De demonstranten vinden dat de Amerikaanse aandeelhouder van Aldel en minister Henk Kamp van Economische Zaken te weinig hebben gedaan om Aldel overeind te houden. Volgens FNV-voorzitter Ton Heerts, die de demonstranten toesprak, gaat het ook niet alleen om de honderden banen die bij Aldel verloren gaan. ,,Ze halen hier met het aardgas de welvaart uit de grond en breken tegelijk de werkgelegenheid af. Dat moet stoppen. Den Haag moet solidair zijn met Groningen”, zei hij.
Ellen Dekkers, voorzitter van FNV Bondgenoten, verweet minister Henk Kamp dat hij te weinig heeft gedaan. ,,Hij heeft de stekker uit Aldel getrokken”, aldus Dekker. PvdA-Kamerlid Tjeerd van Dekken liet weten de honderden protestgangers te steunen en zich sterk te maken voor het behoud van Aldel. ,,Werk is het allerbelangrijkst. We willen dat de bedrijven hier in Groningen overeind blijven.”

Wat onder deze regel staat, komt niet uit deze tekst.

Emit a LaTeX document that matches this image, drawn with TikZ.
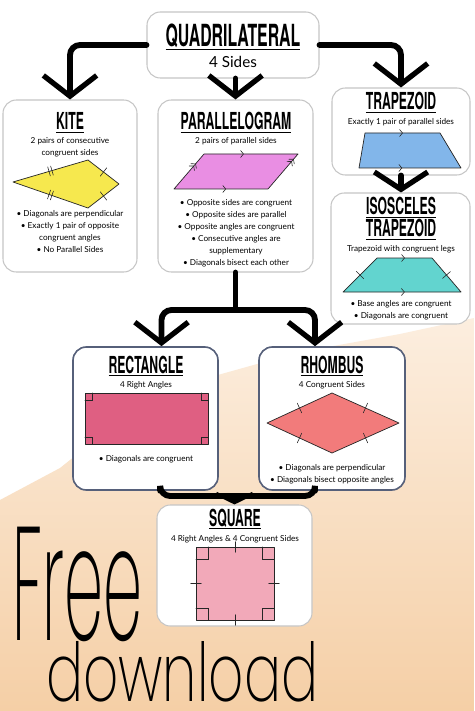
\documentclass[tikz,border=0pt]{standalone}
\usepackage{fontspec}
\setmainfont{Lato}
\newfontfamily\headfont[FakeStretch=0.52]{TeX Gyre Heros}
\newfontfamily\handfont{Poppins ExtraLight}
\usetikzlibrary{arrows.meta,fit,decorations.markings}
\definecolor{kiteyellow}{HTML}{F6E84E}
\definecolor{paraviolet}{HTML}{E98EE3}
\definecolor{trapblue}{HTML}{82B6EA}
\definecolor{isoteal}{HTML}{62D4CF}
\definecolor{rectpink}{HTML}{DF5F82}
\definecolor{rhombred}{HTML}{F27B7B}
\definecolor{squarepink}{HTML}{F2A9B9}
\definecolor{peachlight}{HTML}{FCEEDF}
\definecolor{peachdark}{HTML}{F5CFA6}
\definecolor{slate}{HTML}{56607A}
\newcommand\undl[1]{\sbox0{#1}\rlap{\rule[-2.6pt]{\wd0}{1.1pt}}\usebox0}
\tikzset{
 card/.style={draw=gray!45, line width=0.9pt, fill=white, rounded corners=0.4cm, inner sep=0pt},
 darkcard/.style={card, draw=slate, line width=1.4pt},
 heading/.style={font=\headfont\bfseries\fontsize{20}{20}\selectfont, inner sep=0pt, anchor=base},
 txt/.style={font=\fontsize{7}{10.24}\selectfont, align=center, inner sep=0pt, anchor=north},
 stem/.style={line width=5pt, rounded corners=0.3cm},
 flow/.style={stem, -{Straight Barb[length=#1, width=1.6cm, line width=4.5pt]}},
 flow/.default=0.62cm,
 poly/.style={draw=black!85, line width=0.6pt, line join=round},
 markline/.style={draw=black!85, line width=0.5pt},
 hatch/.style={postaction={decorate, decoration={markings, mark=at position #1 with {\draw[markline] (0,-4.5pt) -- (0,4.5pt);}}}},
 hatch/.default=0.5,
 dhatch/.style={postaction={decorate, decoration={markings, mark=at position #1 with {\draw[markline] (-1.3pt,-4pt) -- (-1.3pt,4pt) (1.3pt,-4pt) -- (1.3pt,4pt);}}}},
 dhatch/.default=0.5,
 parmark/.style={postaction={decorate, decoration={markings, mark=at position #1 with {\draw[markline] (-2.5pt,3pt) -- (0,0) -- (-2.5pt,-3pt);}}}},
 parmark/.default=0.5,
 dparmark/.style={postaction={decorate, decoration={markings, mark=at position #1 with {\draw[markline] (-2.5pt,3pt) -- (0,0) -- (-2.5pt,-3pt) (-5pt,3pt) -- (-2.5pt,0) -- (-5pt,-3pt);}}}},
 dparmark/.default=0.5
}
\begin{document}
\begin{tikzpicture}[x=0.03cm, y=-0.03cm, line cap=round]
 \useasboundingbox (0,0) rectangle (474,711);
 \fill[white] (0,0) rectangle (474,711);
 \shade[top color=peachlight, bottom color=peachdark] (0,711) -- (0,500) -- (60,468) -- (120,420) -- (200,380) -- (300,352) -- (400,334) -- (474,318) -- (474,711) -- cycle;

 \node[inner sep=0pt, anchor=base west, font=\handfont] (free) at (12,640) {\resizebox{3.9cm}{3.4cm}{Free}};
 \node[inner sep=0pt, anchor=base west, font=\handfont] (dl) at (46,701) {\resizebox{8.15cm}{1.8cm}{download}};

 \node[card, fit={(147,12) (319,78)}] (quad) {};
 \node[card, fit={(3,100) (137,272)}] (kite) {};
 \node[card, fit={(158,100) (313,272)}] (para) {};
 \node[card, fit={(332,88) (470,175)}] (trap) {};
 \node[card, fit={(331,193) (470,324)}] (iso) {};
 \node[darkcard, fit={(73,347) (218,490)}] (rect) {};
 \node[darkcard, fit={(259,347) (405,490)}] (rhomb) {};
 \node[card, fit={(157,505) (312,626)}] (square) {};

 \draw[flow] (quad.west) -| (kite.north);
 \draw[flow] (quad.south -| para.north) -- (para.north);
 \draw[flow] (quad.east) -| (trap.north);
 \draw[flow=0.52cm] (trap.south) -- (trap.south |- iso.north);
 \coordinate (split) at (para.south |- 0,310);
 \draw[stem] (para.south) -- (split);
 \draw[flow] (split) -| ([xshift=0.48cm]rect.north);
 \draw[flow] (split) -| ([xshift=-0.51cm]rhomb.north);
 \coordinate (join) at (square.north |- 0,496);
 \draw[stem] ([xshift=0.44cm]rect.south) |- (join) -| ([xshift=-0.51cm]rhomb.south);
 \draw[stem, -{Straight Barb[length=0.27cm, width=1.1cm, line width=3pt]}] (join) -- (square.north);

 \node[heading, font=\headfont\bfseries\fontsize{26}{26}\selectfont] (quadt) at (233,47) {\undl{QUADRILATERAL}};
 \node[inner sep=0pt, anchor=base, font=\fontsize{13}{13}\selectfont] (quads) at (233,68) {4 Sides};

 \node[heading] (kitet) at (70,130) {\undl{KITE}};
 \node[txt] (kites) at (70,137) {2 pairs of consecutive\\congruent sides};
 \draw[poly, fill=kiteyellow] (13,182) -- (88,160) -- (119,184) -- (88,208) -- cycle;
 \path[dhatch] (13,182) -- (88,160);
 \path[dhatch] (13,182) -- (88,208);
 \path[hatch] (88,160) -- (119,184);
 \path[hatch] (119,184) -- (88,208);
 \node[txt] (kiteb) at (70,210) {• Diagonals are perpendicular\\• Exactly 1 pair of opposite\\congruent angles\\• No Parallel Sides};

 \node[heading] (parat) at (236,130) {\undl{PARALLELOGRAM}};
 \node[txt] (paras) at (236,137) {2 pairs of parallel sides};
 \draw[poly, fill=paraviolet] (204,154) -- (298,154) -- (268,189) -- (174,189) -- cycle;
 \path[parmark=0.42] (204,154) -- (298,154);
 \path[parmark=0.55] (174,189) -- (268,189);
 \path[dparmark=0.72] (174,189) -- (204,154);
 \path[dparmark=0.85] (268,189) -- (298,154);
 \node[txt] (parab) at (236,199) {• Opposite sides are congruent\\• Opposite sides are parallel\\• Opposite angles are congruent\\• Consecutive angles are\\supplementary\\• Diagonals bisect each other};

 \node[heading] (trapt) at (401,110) {\undl{TRAPEZOID}};
 \node[txt] (traps) at (401,118) {Exactly 1 pair of parallel sides};
 \draw[poly, fill=trapblue] (365,133) -- (440,133) -- (461,168) -- (359,168) -- cycle;
 \path[parmark=0.5] (365,133) -- (440,133);
 \path[parmark=0.42] (359,168) -- (461,168);

 \node[heading] (isot) at (401,215) {\undl{ISOSCELES}};
 \node[heading] (isot2) at (401,237) {\undl{TRAPEZOID}};
 \node[txt] (isos) at (401,245) {Trapezoid with congruent legs};
 \draw[poly, fill=isoteal] (377,258) -- (432,258) -- (461,292) -- (343,292) -- cycle;
 \path[parmark=0.5] (377,258) -- (432,258);
 \path[parmark=0.52] (343,292) -- (461,292);
 \path[hatch] (343,292) -- (377,258);
 \path[hatch] (432,258) -- (461,292);
 \node[txt] (isob) at (401,300) {• Base angles are congruent\\• Diagonals are congruent};

 \node[heading] (rectt) at (146,373) {\undl{RECTANGLE}};
 \node[txt] (rects) at (146,381) {4 Right Angles};
 \draw[poly, fill=rectpink] (85,393) rectangle (208,444);
 \foreach \cx/\cy/\dx/\dy in {85/393/1/1, 208/393/-1/1, 85/444/1/-1, 208/444/-1/-1}
  \draw[markline] ({\cx+7*\dx},\cy) -- ({\cx+7*\dx},{\cy+7*\dy}) -- (\cx,{\cy+7*\dy});
 \node[txt] (rectb) at (146,455) {• Diagonals are congruent};

 \node[heading] (rhombt) at (332,373) {\undl{RHOMBUS}};
 \node[txt] (rhombs) at (332,381) {4 Congruent Sides};
 \draw[poly, fill=rhombred] (267,423) -- (332,393) -- (399,423) -- (332,453) -- cycle;
 \path[hatch] (267,423) -- (332,393);
 \path[hatch] (332,393) -- (399,423);
 \path[hatch] (399,423) -- (332,453);
 \path[hatch] (332,453) -- (267,423);
 \node[txt] (rhombb) at (332,464) {• Diagonals are perpendicular\\• Diagonals bisect opposite angles};

 \node[heading] (sqt) at (235,526) {\undl{SQUARE}};
 \node[txt] (sqs) at (235,535) {4 Right Angles \& 4 Congruent Sides};
 \draw[poly, fill=squarepink] (196,547) rectangle (274,620);
 \foreach \cx/\cy/\dx/\dy in {196/547/1/1, 274/547/-1/1, 196/620/1/-1, 274/620/-1/-1}
  \draw[markline] ({\cx+12*\dx},\cy) -- ({\cx+12*\dx},{\cy+12*\dy}) -- (\cx,{\cy+12*\dy});
 \path[hatch] (196,547) -- (274,547);
 \path[hatch] (274,547) -- (274,620);
 \path[hatch] (274,620) -- (196,620);
 \path[hatch] (196,620) -- (196,547);
\end{tikzpicture}
\end{document}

De ongeveer 1000 protestgangers hadden zich rond 14.00 uur op het Molenbergplein in Delfzijl verzameld. Ze hielden borden en spandoeken in de lucht met teksten als ‘Eerst ons gas en nu ons werk’.
Twee kinderen hadden een bord met daarop ‘Onze papa is nu werkloos’.
Na een aantal toespraken gingen de demonstranten in een protestmars naar het gemeentehuis van Delfzijl. Daar werd de Kamerbrief van minister Kamp, waarin hij schreef dat hij zijn best heeft gedaan om Aldel te behouden, ritueel verbrand in een ‘kampvuur’.